**Written request**
Start at the line containing "Emit a LaTeX", stop at the line containing "(5,5) rectangle (1132,1184);", and please reproduce every line in between, both ends included, without pictures.
·····
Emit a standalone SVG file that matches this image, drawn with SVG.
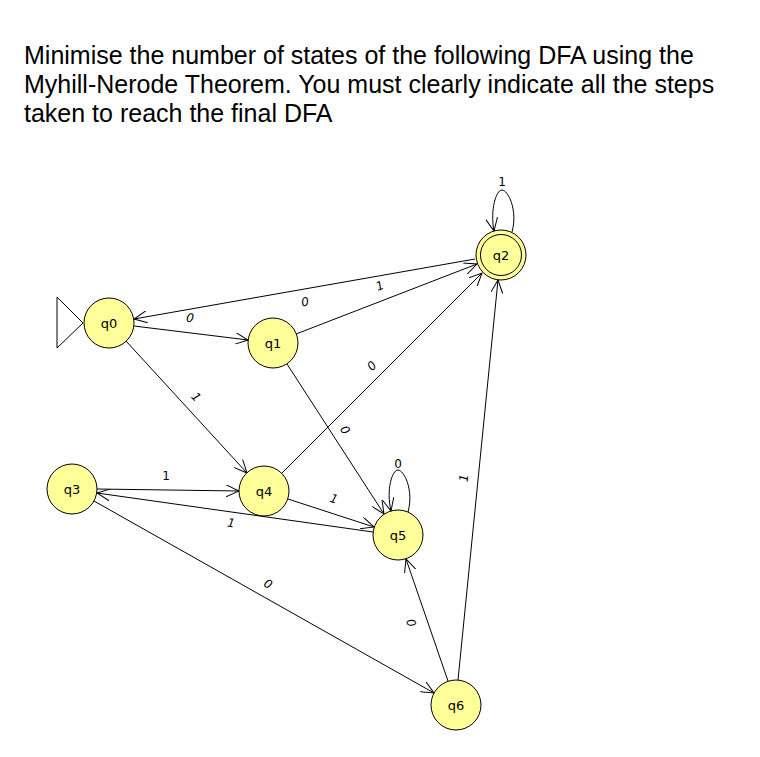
<svg xmlns="http://www.w3.org/2000/svg" width="760" height="757" viewBox="0 0 760 757">
<style>
.t{font-family:"Liberation Sans",Arial,sans-serif;font-size:25px;fill:#000}
.n circle{fill:#ffff99;stroke:#000;stroke-width:1}
.n text{font-family:"DejaVu Sans",sans-serif;font-size:13px;text-anchor:middle;fill:#000}
.e line,.e path{stroke:#000;stroke-width:1;fill:none;marker-end:url(#a)}
.l{font-family:"DejaVu Sans",sans-serif;font-size:12px;font-style:italic;text-anchor:middle;fill:#000}
</style>
<defs><marker id="a" markerWidth="14" markerHeight="12" refX="13" refY="6" orient="auto" markerUnits="userSpaceOnUse"><path d="M0,0 L13,6 L0,12" fill="none" stroke="#000" stroke-width="1"/></marker></defs>
<rect width="760" height="757" fill="#fff"/>
<text class="t" x="24" y="64">Minimise the number of states of the following DFA using the</text>
<text class="t" x="24" y="93">Myhill-Nerode Theorem. You must clearly indicate all the steps</text>
<text class="t" x="24" y="122">taken to reach the final DFA</text>
<g id="edges" class="e">
<line x1="134" y1="326" x2="248" y2="340"/>
<line x1="475" y1="259" x2="134" y2="319"/>
<line x1="296" y1="334" x2="477" y2="264"/>
<line x1="126" y1="341" x2="247" y2="473"/>
<line x1="287" y1="364" x2="384" y2="514"/>
<line x1="282" y1="473" x2="482" y2="273"/>
<line x1="97" y1="489" x2="239" y2="491"/>
<line x1="288" y1="499" x2="374" y2="527"/>
<line x1="373" y1="532" x2="97" y2="493"/>
<line x1="94" y1="501" x2="434" y2="693"/>
<line x1="448" y1="681" x2="406" y2="559"/>
<line x1="458" y1="680" x2="498" y2="280"/>
<path d="M408,512 C414,490 404,470 398,470 C392,470 386,490 391,511"/>
<path d="M512,232 C518,210 508,190 502,190 C496,190 490,210 494,231"/>
</g>
<g id="labels">
<text class="l" x="190" y="322" transform="rotate(7 190 318)">0</text>
<text class="l" x="305" y="306" transform="rotate(-10 305 302)">0</text>
<text class="l" x="380" y="290" transform="rotate(-21 380 286)">1</text>
<text class="l" x="502" y="186" style="font-style:normal">1</text>
<text class="l" x="196" y="401" transform="rotate(47 196 397)">1</text>
<text class="l" x="372" y="370" transform="rotate(-45 372 366)">0</text>
<text class="l" x="345" y="434" transform="rotate(57 345 430)">0</text>
<text class="l" x="166" y="480" style="font-style:normal">1</text>
<text class="l" x="334" y="503" transform="rotate(18 334 499)">1</text>
<text class="l" x="231" y="527" transform="rotate(8 231 523)">1</text>
<text class="l" x="398" y="468" style="font-style:normal">0</text>
<text class="l" x="268" y="588" transform="rotate(29 268 584)">0</text>
<text class="l" x="411" y="627" transform="rotate(72 411 623)">0</text>
<text class="l" x="464" y="482" transform="rotate(-84 464 478)">1</text>
</g>
<path id="start" d="M57,297 L83,323 L57,348 Z" fill="none" stroke="#000" stroke-width="1"/>
<g id="q0" class="n"><circle cx="109" cy="323" r="25"/><text x="109" y="328">q0</text></g>
<g id="q1" class="n"><circle cx="273" cy="343" r="25"/><text x="273" y="348">q1</text></g>
<g id="q2" class="n"><circle cx="501" cy="255" r="25"/><circle cx="501" cy="255" r="20.5"/><text x="501" y="260">q2</text></g>
<g id="q3" class="n"><circle cx="72" cy="489" r="25"/><text x="72" y="494">q3</text></g>
<g id="q4" class="n"><circle cx="264" cy="491" r="25"/><text x="264" y="496">q4</text></g>
<g id="q5" class="n"><circle cx="398" cy="535" r="25"/><text x="398" y="540">q5</text></g>
<g id="q6" class="n"><circle cx="456" cy="705" r="25"/><text x="456" y="710">q6</text></g>
</svg>
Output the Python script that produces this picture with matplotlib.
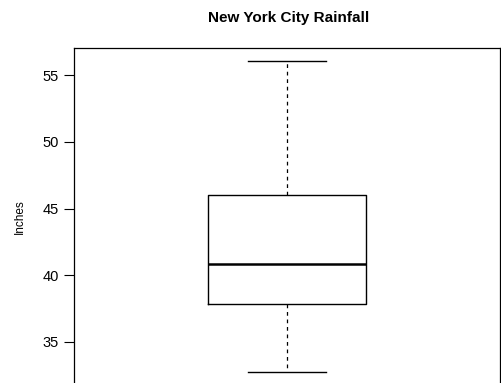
import matplotlib.pyplot as plt
import matplotlib
matplotlib.use("Agg")

# five-number summary of annual rainfall (inches)
whisker_low = 32.7
q1 = 37.85
median = 40.8
q3 = 46.0
whisker_high = 56.1
yticks = [35, 40, 45, 50, 55]

plt.rcParams['font.family'] = ['Liberation Sans', 'DejaVu Sans']

fig = plt.figure(figsize=(5.01, 3.83), dpi=100)
ax = fig.add_axes([74 / 501, -2 / 383, 426 / 501, 337 / 383])

stats = [{
    'whislo': whisker_low, 'q1': q1, 'med': median,
    'q3': q3, 'whishi': whisker_high, 'fliers': [],
}]
ax.bxp(stats, positions=[1], widths=0.371, capwidths=0.185,
       boxprops=dict(color='black', linewidth=1.0),
       medianprops=dict(color='black', linewidth=1.8),
       whiskerprops=dict(color='black', linewidth=0.9, linestyle=(0, (3, 3))),
       capprops=dict(color='black', linewidth=1.0),
       showfliers=False)

ax.set_xlim(0.5, 1.5)
ax.set_ylim(31.76, 57.04)
ax.set_xticks([])
ax.set_yticks(yticks)
ax.tick_params(axis='y', length=7, width=0.8, labelsize=10.5, pad=4)
for s in ax.spines.values():
    s.set_linewidth(0.9)

ax.set_ylabel('Inches', fontsize=8.5, labelpad=12)
fig.text(289 / 501, 1 - 18 / 383, 'New York City Rainfall',
         ha='center', va='center', fontsize=11, fontweight='bold')

fig.savefig('out.png', dpi=100)
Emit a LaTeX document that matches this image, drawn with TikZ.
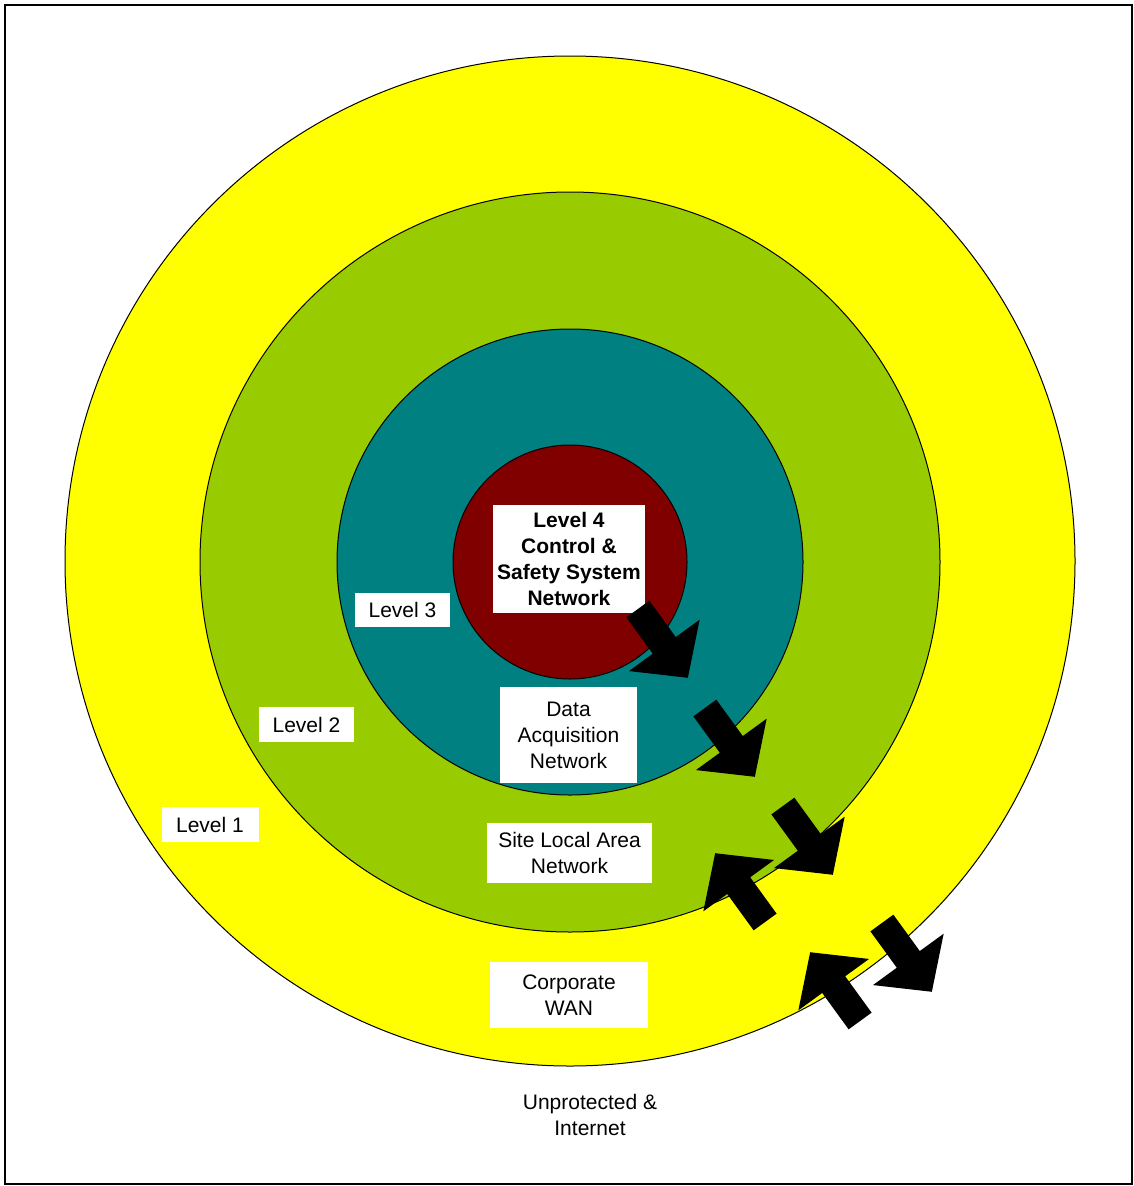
\documentclass[tikz,border=0pt]{standalone}
\usepackage{fontspec}
\setmainfont{Liberation Sans}
\usetikzlibrary{shapes.arrows}
\definecolor{ringYellow}{HTML}{FFFF00}
\definecolor{ringGreen}{HTML}{99CC00}
\definecolor{ringTeal}{HTML}{008080}
\definecolor{ringRed}{HTML}{800000}
\tikzset{
    ring/.style={
        circle,
        draw=black,
        line width=1pt,
        inner sep=0pt
    },
    tag/.style={
        rectangle,
        fill=white,
        align=center,
        inner sep=0pt,
        font=\fontsize{21}{26}\selectfont
    },
    plain/.style={
        align=center,
        inner sep=0pt,
        font=\fontsize{21}{26}\selectfont
    },
    blockarrow/.style={
        single arrow,
        fill=black,
        inner xsep=0pt,
        inner ysep=14pt,
        minimum height=85pt,
        single arrow head extend=29.5pt,
        single arrow tip angle=95,
        anchor=tip
    }
}

\begin{document}
\begin{tikzpicture}[x=1pt,y=-1pt]
    \useasboundingbox (0,0) rectangle (1134,1186);
    \draw[line width=2.5pt] (5,5) rectangle (1132,1184);

    % the four zones
    \node[ring, fill=ringYellow, minimum size=1010pt] (zone1) at (570,561) {};
    \node[ring, fill=ringGreen, minimum size=740pt] (zone2) at (570,562) {};
    \node[ring, fill=ringTeal, minimum size=466pt] (zone3) at (570,562) {};
    \node[ring, fill=ringRed, minimum size=234pt] (zone4) at (570,562) {};

    % labels
    \node[tag, minimum width=152pt, minimum height=108pt, font=\fontsize{21}{26}\selectfont\bfseries]
        (core) at (569,559) {Level 4\\Control \&\\Safety System\\Network};
    \node[tag, minimum width=95pt, minimum height=34pt] (lvl3) at (402.5,610) {Level 3};
    \node[tag, minimum width=95pt, minimum height=35pt] (lvl2) at (306.5,724.5) {Level 2};
    \node[tag, minimum width=97pt, minimum height=35pt] (lvl1) at (210,824.5) {Level 1};
    \node[tag, minimum width=137pt, minimum height=96pt] (daq) at (568.5,735) {Data\\Acquisition\\Network};
    \node[tag, minimum width=165pt, minimum height=60pt] (lan) at (569.5,853) {Site Local Area\\Network};
    \node[tag, minimum width=158pt, minimum height=66pt] (wan) at (569,995) {Corporate\\WAN};
    \node[plain] (inet) at (590,1115) {Unprotected \&\\Internet};

    % data flow arrows
    \node[blockarrow, rotate=-54] (out4) at (688,678) {};
    \node[blockarrow, rotate=-54] (out3) at (755,777) {};
    \node[blockarrow, rotate=-54] (out2) at (833,875) {};
    \node[blockarrow, rotate=126] (in2) at (715,853) {};
    \node[blockarrow, rotate=-54] (out1) at (932,992) {};
    \node[blockarrow, rotate=126] (in1) at (810,952) {};
\end{tikzpicture}
\end{document}
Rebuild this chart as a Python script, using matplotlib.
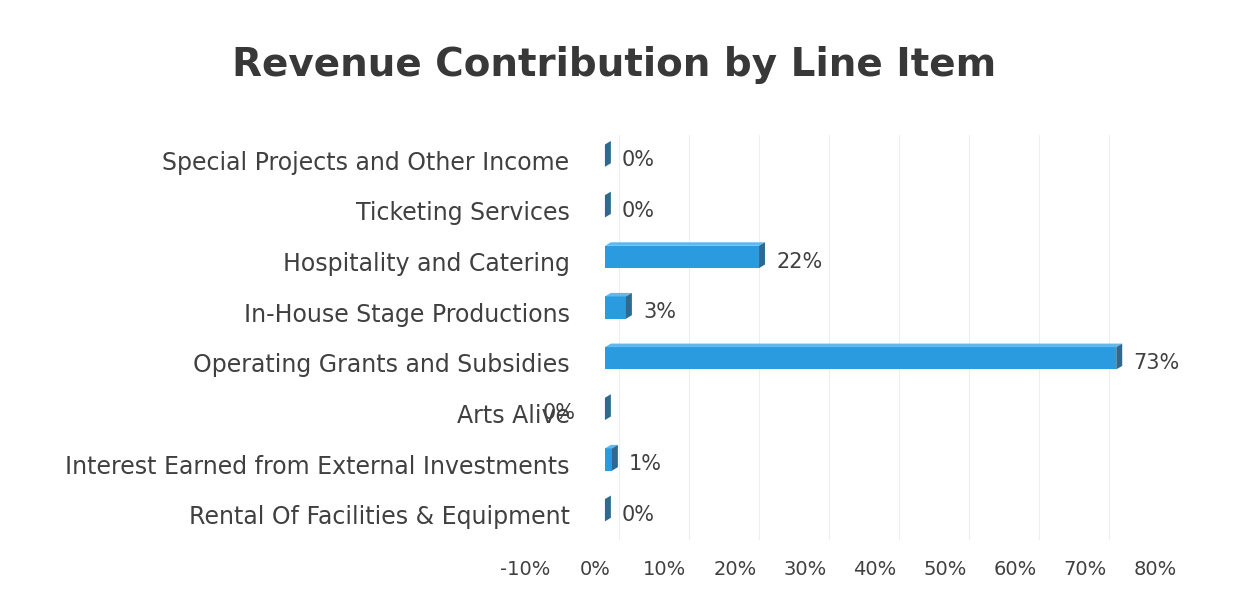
·····
**Result below**
Emit a LaTeX document that matches this image, drawn with TikZ.
\documentclass[tikz,border=0pt]{standalone}
\usepackage{fontspec}
\setmainfont{Liberation Sans}
\usetikzlibrary{shapes.arrows}
\definecolor{ringYellow}{HTML}{FFFF00}
\definecolor{ringGreen}{HTML}{99CC00}
\definecolor{ringTeal}{HTML}{008080}
\definecolor{ringRed}{HTML}{800000}
\tikzset{
    ring/.style={
        circle,
        draw=black,
        line width=1pt,
        inner sep=0pt
    },
    tag/.style={
        rectangle,
        fill=white,
        align=center,
        inner sep=0pt,
        font=\fontsize{21}{26}\selectfont
    },
    plain/.style={
        align=center,
        inner sep=0pt,
        font=\fontsize{21}{26}\selectfont
    },
    blockarrow/.style={
        single arrow,
        fill=black,
        inner xsep=0pt,
        inner ysep=14pt,
        minimum height=85pt,
        single arrow head extend=29.5pt,
        single arrow tip angle=95,
        anchor=tip
    }
}

\begin{document}
\begin{tikzpicture}[x=1pt,y=-1pt]
    \useasboundingbox (0,0) rectangle (1134,1186);
    \draw[line width=2.5pt] (5,5) rectangle (1132,1184);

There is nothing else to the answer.